**EXERCISE:** Set each record down exactly, excluding all images.

● ● ●

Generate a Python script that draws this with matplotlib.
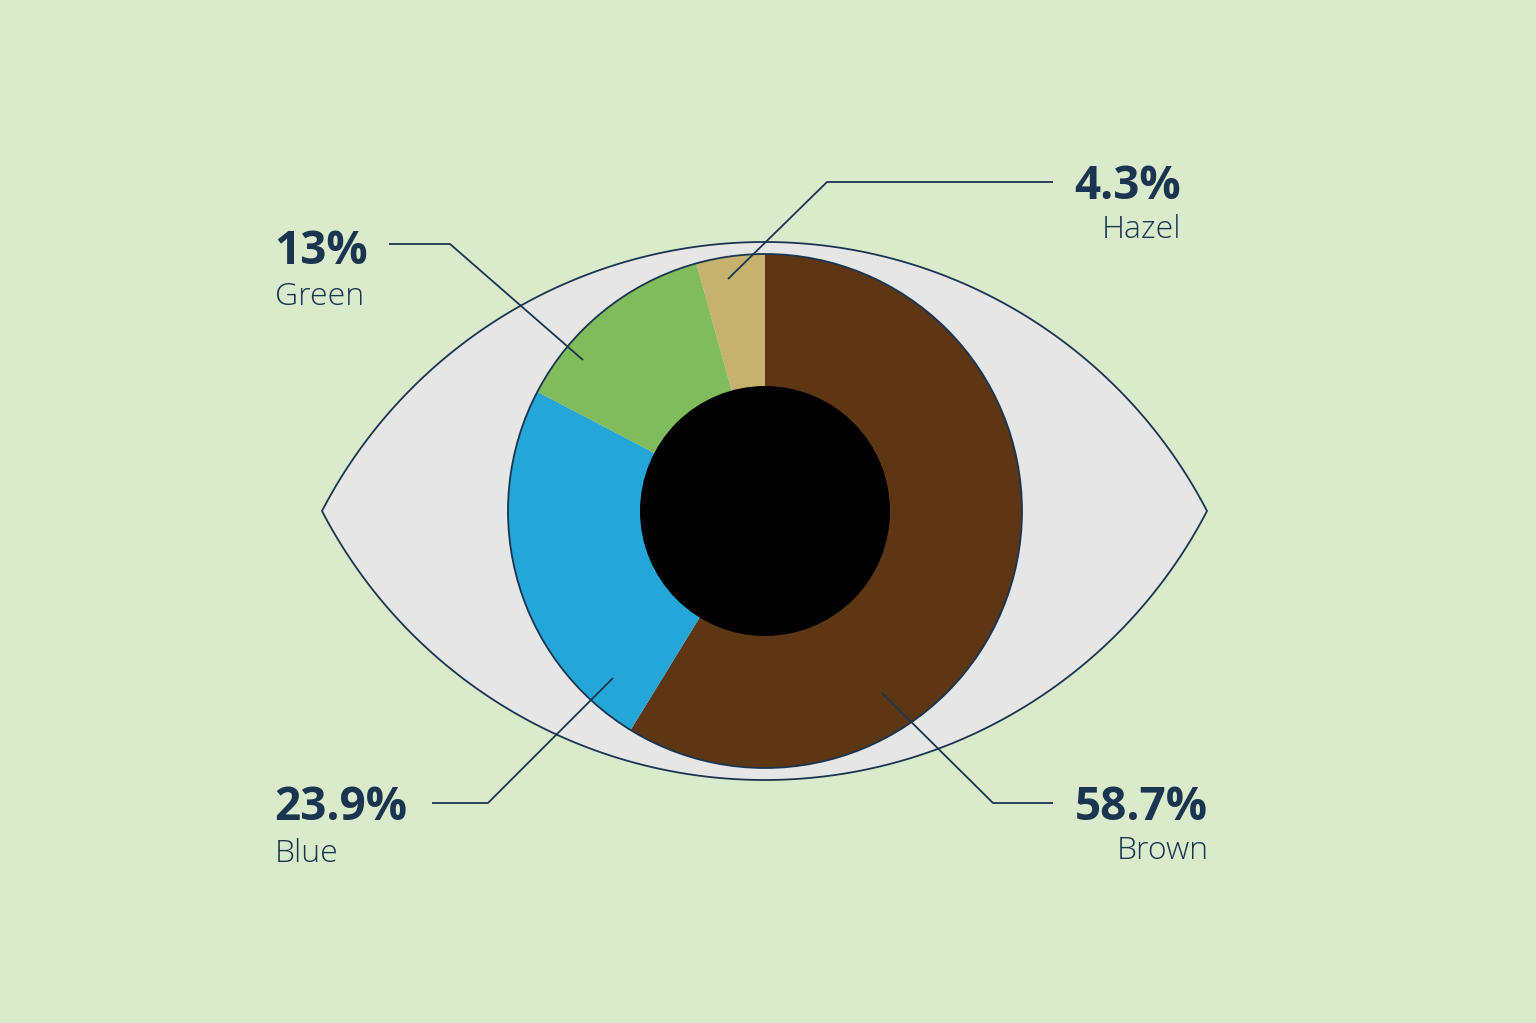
import numpy as np
import matplotlib
matplotlib.use("Agg")
import matplotlib.pyplot as plt
from matplotlib.patches import Polygon, Circle

# ---- data ----
categories = ["Brown", "Blue", "Green", "Hazel"]
shares = [58.7, 23.9, 13.0, 4.3]
pct_labels = ["58.7%", "23.9%", "13%", "4.3%"]
colors = ["#5D3614", "#24A7D8", "#80BC5B", "#C4B26E"]

BG = "#D9EBCB"
WHITE = "#E6E6E6"
NAVY = "#1B3550"

W, H = 1536, 1023
fig = plt.figure(figsize=(W / 100, H / 100), dpi=100)
fig.patch.set_facecolor(BG)
ax = fig.add_axes([0, 0, 1, 1])
ax.set_xlim(0, W)
ax.set_ylim(0, H)
ax.axis("off")

def Y(py):
    return H - py

cx, cy = 765, Y(511)

# ---- eye (two circular arcs) ----
xl, xr = 322, 1207
half = (xr - xl) / 2
sag = 269
R = (half ** 2 + sag ** 2) / (2 * sag)
mx = (xl + xr) / 2
a0 = np.arcsin(half / R)
t = np.linspace(-a0, a0, 300)
top = np.column_stack([mx + R * np.sin(t), cy - (R - sag) + R * np.cos(t)])
bot = np.column_stack([mx + R * np.sin(t[::-1]), cy + (R - sag) - R * np.cos(t[::-1])])
eye = Polygon(np.vstack([top, bot]), closed=True, facecolor=WHITE,
              edgecolor=NAVY, lw=1.3, zorder=1)
ax.add_patch(eye)

# ---- iris donut ----
r_iris = 257
ax.pie(shares, colors=colors, startangle=90, counterclock=False,
       center=(cx, cy), radius=r_iris, frame=True,
       wedgeprops=dict(linewidth=0, edgecolor="none", zorder=2))
ax.set_xlim(0, W)
ax.set_ylim(0, H)
ax.axis("off")
ax.add_patch(Circle((cx, cy), r_iris, facecolor="none", edgecolor=NAVY, lw=1.3, zorder=3))
ax.add_patch(Circle((cx, cy), 125, facecolor="black", edgecolor="none", zorder=4))

# ---- labels and leader lines ----
layout = {
    "Green": ((274, 264), (275, 305), "left", [(389, 244), (450, 244), (583, 360)]),
    "Hazel": ((1181, 199), (1181, 238), "right", [(1053, 182), (827, 182), (728, 279)]),
    "Blue": ((274, 820), (275, 862), "left", [(432, 803), (488, 803), (613, 678)]),
    "Brown": ((1208, 820), (1209, 859), "right", [(1053, 803), (993, 803), (882, 693)]),
}

for cat, pct in zip(categories, pct_labels):
    (px, py), (nx, ny), ha, pts = layout[cat]
    xs = [p[0] for p in pts]
    ys = [Y(p[1]) for p in pts]
    ax.plot(xs, ys, color=NAVY, lw=1.3, zorder=5, solid_capstyle="butt")
    ax.text(px, Y(py), pct, ha=ha, va="baseline", fontsize=33,
            fontweight="bold", color=NAVY, family="Open Sans", zorder=6)
    ax.text(nx, Y(ny), cat, ha=ha, va="baseline", fontsize=23,
            fontweight="light", color=NAVY, family="Open Sans", zorder=6)

fig.savefig("out.png", dpi=100, facecolor=BG)
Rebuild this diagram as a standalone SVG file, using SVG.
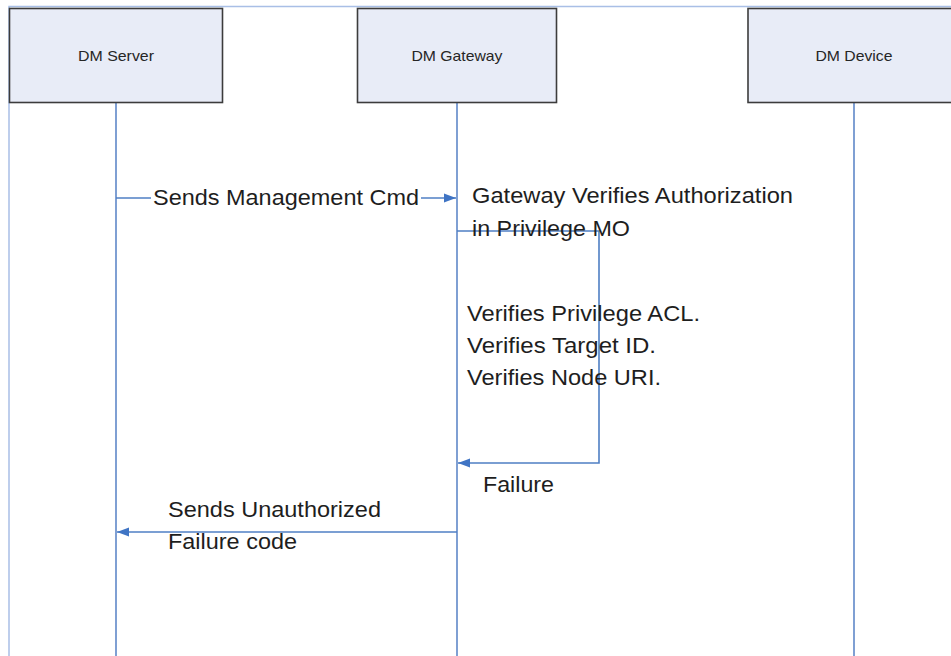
<svg xmlns="http://www.w3.org/2000/svg" width="951" height="656" viewBox="0 0 951 656">
<style>
  .frame{stroke:#a9bfe6;stroke-width:1.5;fill:none}
  .box{fill:#e8ecf7;stroke:#3c3c3c;stroke-width:1.6}
  .life{stroke:#5f88c8;stroke-width:1.6;fill:none}
  .msg{stroke:#4f7fc4;stroke-width:1.6;fill:none}
  .lbl{font-family:"Liberation Sans",Arial,sans-serif;font-size:14.5px;fill:#262626;text-anchor:middle}
  .txt{font-family:"Liberation Sans",Arial,sans-serif;font-size:22px;fill:#1e1e1e}
</style>
<defs>
  <marker id="ah" viewBox="0 0 12 10" refX="12" refY="5" markerWidth="12" markerHeight="10" markerUnits="userSpaceOnUse" orient="auto">
    <path d="M0,0.5 L12,5 L0,9.5 Z" fill="#3f74c4"/>
  </marker>
</defs>
<rect x="0" y="0" width="951" height="656" fill="#ffffff"/>
<g id="frame">
  <path class="frame" d="M9,656 V6.5 H951"/>
</g>
<g id="lifelines">
  <line class="life" x1="116" y1="103" x2="116" y2="656"/>
  <line class="life" x1="457" y1="103" x2="457" y2="656"/>
  <line class="life" x1="854" y1="103" x2="854" y2="656"/>
</g>
<g id="dm-server">
  <rect class="box" x="9.5" y="8.5" width="213" height="94"/>
  <text class="lbl" x="116" y="61" textLength="76" lengthAdjust="spacingAndGlyphs">DM Server</text>
</g>
<g id="dm-gateway">
  <rect class="box" x="357.5" y="8.5" width="199" height="94"/>
  <text class="lbl" x="457" y="61" textLength="91" lengthAdjust="spacingAndGlyphs">DM Gateway</text>
</g>
<g id="dm-device">
  <rect class="box" x="748" y="8.5" width="214" height="94"/>
  <text class="lbl" x="854" y="61" textLength="77" lengthAdjust="spacingAndGlyphs">DM Device</text>
</g>
<g id="connectors">
  <line class="msg" x1="116" y1="198" x2="151" y2="198"/>
  <line class="msg" x1="421" y1="198" x2="456" y2="198" marker-end="url(#ah)"/>
  <path class="msg" d="M457,231 H599 V463 H458" marker-end="url(#ah)"/>
  <line class="msg" x1="457" y1="532" x2="117" y2="532" marker-end="url(#ah)"/>
</g>
<g id="labels">
  <text class="txt" x="153" y="205" textLength="266" lengthAdjust="spacingAndGlyphs">Sends Management Cmd</text>
  <text class="txt" x="472" y="203" textLength="321" lengthAdjust="spacingAndGlyphs">Gateway Verifies Authorization</text>
  <text class="txt" x="472" y="236" textLength="158" lengthAdjust="spacingAndGlyphs">in Privilege MO</text>
  <text class="txt" x="467" y="321" textLength="233" lengthAdjust="spacingAndGlyphs">Verifies Privilege ACL.</text>
  <text class="txt" x="467" y="353" textLength="189" lengthAdjust="spacingAndGlyphs">Verifies Target ID.</text>
  <text class="txt" x="467" y="385" textLength="194" lengthAdjust="spacingAndGlyphs">Verifies Node URI.</text>
  <text class="txt" x="483" y="492" textLength="71" lengthAdjust="spacingAndGlyphs">Failure</text>
  <text class="txt" x="168" y="517" textLength="213" lengthAdjust="spacingAndGlyphs">Sends Unauthorized</text>
  <text class="txt" x="168" y="549" textLength="129" lengthAdjust="spacingAndGlyphs">Failure code</text>
</g>
</svg>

● ● ●

**TASK SOLUTION:**
Generate a Python script that draws this with matplotlib.
import numpy as np
import matplotlib
matplotlib.use("Agg")
import matplotlib.pyplot as plt
from matplotlib.patches import Polygon, Circle

# ---- data ----
categories = ["Brown", "Blue", "Green", "Hazel"]
shares = [58.7, 23.9, 13.0, 4.3]
pct_labels = ["58.7%", "23.9%", "13%", "4.3%"]
colors = ["#5D3614", "#24A7D8", "#80BC5B", "#C4B26E"]

BG = "#D9EBCB"
WHITE = "#E6E6E6"
NAVY = "#1B3550"

W, H = 1536, 1023
fig = plt.figure(figsize=(W / 100, H / 100), dpi=100)
fig.patch.set_facecolor(BG)
ax = fig.add_axes([0, 0, 1, 1])
ax.set_xlim(0, W)
ax.set_ylim(0, H)
ax.axis("off")

def Y(py):
    return H - py

cx, cy = 765, Y(511)

# ---- eye (two circular arcs) ----
xl, xr = 322, 1207
half = (xr - xl) / 2
sag = 269
R = (half ** 2 + sag ** 2) / (2 * sag)
mx = (xl + xr) / 2
a0 = np.arcsin(half / R)
t = np.linspace(-a0, a0, 300)
top = np.column_stack([mx + R * np.sin(t), cy - (R - sag) + R * np.cos(t)])
bot = np.column_stack([mx + R * np.sin(t[::-1]), cy + (R - sag) - R * np.cos(t[::-1])])
eye = Polygon(np.vstack([top, bot]), closed=True, facecolor=WHITE,
              edgecolor=NAVY, lw=1.3, zorder=1)
ax.add_patch(eye)

# ---- iris donut ----
r_iris = 257
ax.pie(shares, colors=colors, startangle=90, counterclock=False,
       center=(cx, cy), radius=r_iris, frame=True,
       wedgeprops=dict(linewidth=0, edgecolor="none", zorder=2))
ax.set_xlim(0, W)
ax.set_ylim(0, H)
ax.axis("off")
ax.add_patch(Circle((cx, cy), r_iris, facecolor="none", edgecolor=NAVY, lw=1.3, zorder=3))
ax.add_patch(Circle((cx, cy), 125, facecolor="black", edgecolor="none", zorder=4))

# ---- labels and leader lines ----
layout = {
    "Green": ((274, 264), (275, 305), "left", [(389, 244), (450, 244), (583, 360)]),
    "Hazel": ((1181, 199), (1181, 238), "right", [(1053, 182), (827, 182), (728, 279)]),
    "Blue": ((274, 820), (275, 862), "left", [(432, 803), (488, 803), (613, 678)]),
    "Brown": ((1208, 820), (1209, 859), "right", [(1053, 803), (993, 803), (882, 693)]),
}

for cat, pct in zip(categories, pct_labels):
    (px, py), (nx, ny), ha, pts = layout[cat]
    xs = [p[0] for p in pts]
    ys = [Y(p[1]) for p in pts]
    ax.plot(xs, ys, color=NAVY, lw=1.3, zorder=5, solid_capstyle="butt")
    ax.text(px, Y(py), pct, ha=ha, va="baseline", fontsize=33,
            fontweight="bold", color=NAVY, family="Open Sans", zorder=6)
    ax.text(nx, Y(ny), cat, ha=ha, va="baseline", fontsize=23,
            fontweight="light", color=NAVY, family="Open Sans", zorder=6)

fig.savefig("out.png", dpi=100, facecolor=BG)
Rebuild this diagram as a standalone SVG file, using SVG.
<svg xmlns="http://www.w3.org/2000/svg" width="951" height="656" viewBox="0 0 951 656">
<style>
  .frame{stroke:#a9bfe6;stroke-width:1.5;fill:none}
  .box{fill:#e8ecf7;stroke:#3c3c3c;stroke-width:1.6}
  .life{stroke:#5f88c8;stroke-width:1.6;fill:none}
  .msg{stroke:#4f7fc4;stroke-width:1.6;fill:none}
  .lbl{font-family:"Liberation Sans",Arial,sans-serif;font-size:14.5px;fill:#262626;text-anchor:middle}
  .txt{font-family:"Liberation Sans",Arial,sans-serif;font-size:22px;fill:#1e1e1e}
</style>
<defs>
  <marker id="ah" viewBox="0 0 12 10" refX="12" refY="5" markerWidth="12" markerHeight="10" markerUnits="userSpaceOnUse" orient="auto">
    <path d="M0,0.5 L12,5 L0,9.5 Z" fill="#3f74c4"/>
  </marker>
</defs>
<rect x="0" y="0" width="951" height="656" fill="#ffffff"/>
<g id="frame">
  <path class="frame" d="M9,656 V6.5 H951"/>
</g>
<g id="lifelines">
  <line class="life" x1="116" y1="103" x2="116" y2="656"/>
  <line class="life" x1="457" y1="103" x2="457" y2="656"/>
  <line class="life" x1="854" y1="103" x2="854" y2="656"/>
</g>
<g id="dm-server">
  <rect class="box" x="9.5" y="8.5" width="213" height="94"/>
  <text class="lbl" x="116" y="61" textLength="76" lengthAdjust="spacingAndGlyphs">DM Server</text>
</g>
<g id="dm-gateway">
  <rect class="box" x="357.5" y="8.5" width="199" height="94"/>
  <text class="lbl" x="457" y="61" textLength="91" lengthAdjust="spacingAndGlyphs">DM Gateway</text>
</g>
<g id="dm-device">
  <rect class="box" x="748" y="8.5" width="214" height="94"/>
  <text class="lbl" x="854" y="61" textLength="77" lengthAdjust="spacingAndGlyphs">DM Device</text>
</g>
<g id="connectors">
  <line class="msg" x1="116" y1="198" x2="151" y2="198"/>
  <line class="msg" x1="421" y1="198" x2="456" y2="198" marker-end="url(#ah)"/>
  <path class="msg" d="M457,231 H599 V463 H458" marker-end="url(#ah)"/>
  <line class="msg" x1="457" y1="532" x2="117" y2="532" marker-end="url(#ah)"/>
</g>
<g id="labels">
  <text class="txt" x="153" y="205" textLength="266" lengthAdjust="spacingAndGlyphs">Sends Management Cmd</text>
  <text class="txt" x="472" y="203" textLength="321" lengthAdjust="spacingAndGlyphs">Gateway Verifies Authorization</text>
  <text class="txt" x="472" y="236" textLength="158" lengthAdjust="spacingAndGlyphs">in Privilege MO</text>
  <text class="txt" x="467" y="321" textLength="233" lengthAdjust="spacingAndGlyphs">Verifies Privilege ACL.</text>
  <text class="txt" x="467" y="353" textLength="189" lengthAdjust="spacingAndGlyphs">Verifies Target ID.</text>
  <text class="txt" x="467" y="385" textLength="194" lengthAdjust="spacingAndGlyphs">Verifies Node URI.</text>
  <text class="txt" x="483" y="492" textLength="71" lengthAdjust="spacingAndGlyphs">Failure</text>
  <text class="txt" x="168" y="517" textLength="213" lengthAdjust="spacingAndGlyphs">Sends Unauthorized</text>
  <text class="txt" x="168" y="549" textLength="129" lengthAdjust="spacingAndGlyphs">Failure code</text>
</g>
</svg>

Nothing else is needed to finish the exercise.